Stefano Accordini Classico 2018 by Stefano himself – Valpolicella Classico DOC
The last two bottles see us back in Italy, with first a trip to the north east, on the hillside close to the River Adige and Lake Garda to Stefano Accodini. As is always the case with the Club, a family business, produces this blend of Italian grapes, Corvina (65%), Rondinella (30%) and Molinara (5%), a luscious red full of Morella cherries and red berries. Hand harvested, with a week on the skins, before four months resting in tanks before bottling and release. One to drink young.

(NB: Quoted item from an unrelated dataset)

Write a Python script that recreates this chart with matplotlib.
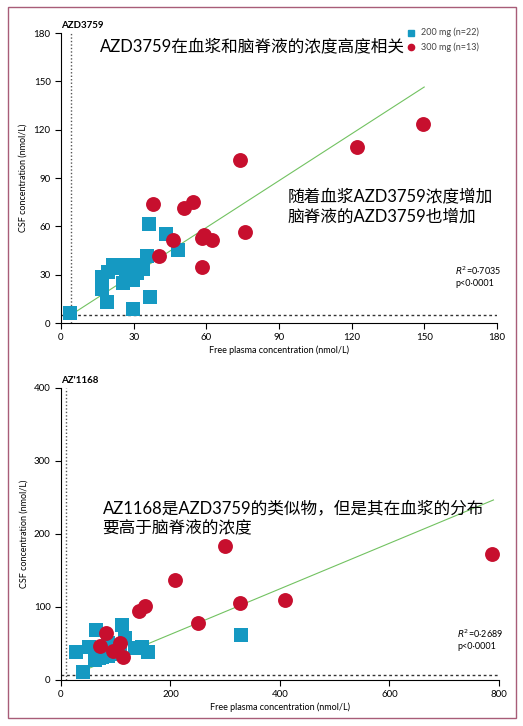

Castellari Bergaglio 2018 by Marco Bergaglio – Gavi DOCG
Last, but by no means least, and to the north west, between Piemonte and Liguria, the Gavi DOCG area, and the Cortese grape produced by Castellari Bergaglio. Another white that benefits from the careful hand of the winemaker, keeping the juice on the lees after a soft press, with fermentation taking up to 20 days, before a short maturation in bottle, and again a wine to be drunk young, although with the body here, it will keep for a few years, and retain its honeyed flavours of melon and figs without losing quality.
So, there we have it, a tour of my Explorers case this month. Over the two years, the Club has taken me on a journey of discovery, form Argentina and Chile in South America, via Australia and New Zealand, to the traditional European Classics of Spain, Italy and France, with trips to Germany, Austria, Portugal and Greece along the way. Traditional grapes we all know and love, to new varieties I have trouble pronouncing, especially the beautiful indigenous grapes of Greece, such as Xinomavro and Thrapsathiri (yeh, go on, you try!). I look forward to continuing the journey.
NB. I would stress that this is purely my thoughts on the Wine Club I joined, I have not been paid to promote the Club, or any of the wines described.